Third-Party Package Management
NodeJs: Node.js provides npm to manage all packages and has a vast and varied ecosystem of libraries and packages available. And that is the reason that the quality varies a lot and most of them are not actively maintained.
Deno: Deno allows you to install packages directly from URL, or straight can be used by importing packages as a library in the script from URL. It avoids the requirement for a package manager, by enabling scripts to import modules directly from any public URL. However, it makes it a bit difficult to import the data without knowing what's out there. But it eliminates the 'package.json 'file for managing dependencies, as well as 'node_modules 'folder.
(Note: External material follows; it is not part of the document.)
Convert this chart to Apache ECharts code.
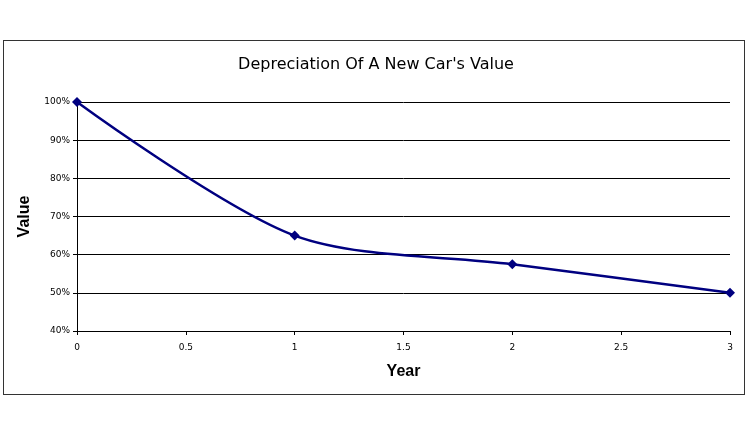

In Deno, a person does not have any requirement to have an own centralized repository, though it's controversial, since importing modules from 3rd party sources increases vulnerability.
Deno's standard library
Deno improves the developers’ experience by providing them with a standard library of helpers and utilities and allows developers to use official tools for primary functions and external libraries to fulfill complex tasks by ensuring high-quality, and dependable codes.
Main comparisons between Node.JS and Deno
- Deno doesn't use npm and no package.json file for defining dependencies.
- Nodejs was written in C++ while Deno's core is written in Rust programming language.
- Node was created in 2009, and after that, many new JS features have been introduced like Promise, Await, ES modules, Async, Await, etc., which are supported in Deno.
- Deno supports Typescript and has an inbuilt Typescript compiler which is for a large application.
- Deno can get a break on unhandled exceptions, which is not possible in NodeJs.
- Deno is more secure than Node Js as needs explicit permissions for the file, network, environment access.
- ES6 import statements a decentralized approach as province management.
- Deno is launched with several pre-loaded tools as Deno install, Deno info, Deno fetch, Deno code formatting, etc.
Below are a few built-in Deno's tools for a better developer experience:
- bundler: Have a specified script and its dependencies into a single file
- Dependency inspector: Run this on an ES module to list down all the dependencies
- debugger: Permits to debugging your Deno programs with Chrome, VS code, Devtools, and others.
- Linter: Help to catch all potential issues in the program.
Can Deno Replace Node.JS?
Well, it would be too early to say about it. As per node.js web development companies, they both have their own advantages and disadvantages. Where Node.js has a robust and huge ecosystem, Deno is in its nascent stage and can take some time to catch up.
Deno is raising as an exciting project that has been steadily growing for quite some time now. Node.js also has a long way to go. Where Deno, incorporates robust permissions system and first-class TypeScript support, Nodejs has an extensive and well-established ecosystem around it that's been over a decade in the making.
Only the future will decide whether Deno will pick up or not, and once it matures, it may become a viable choice for building more substantial projects.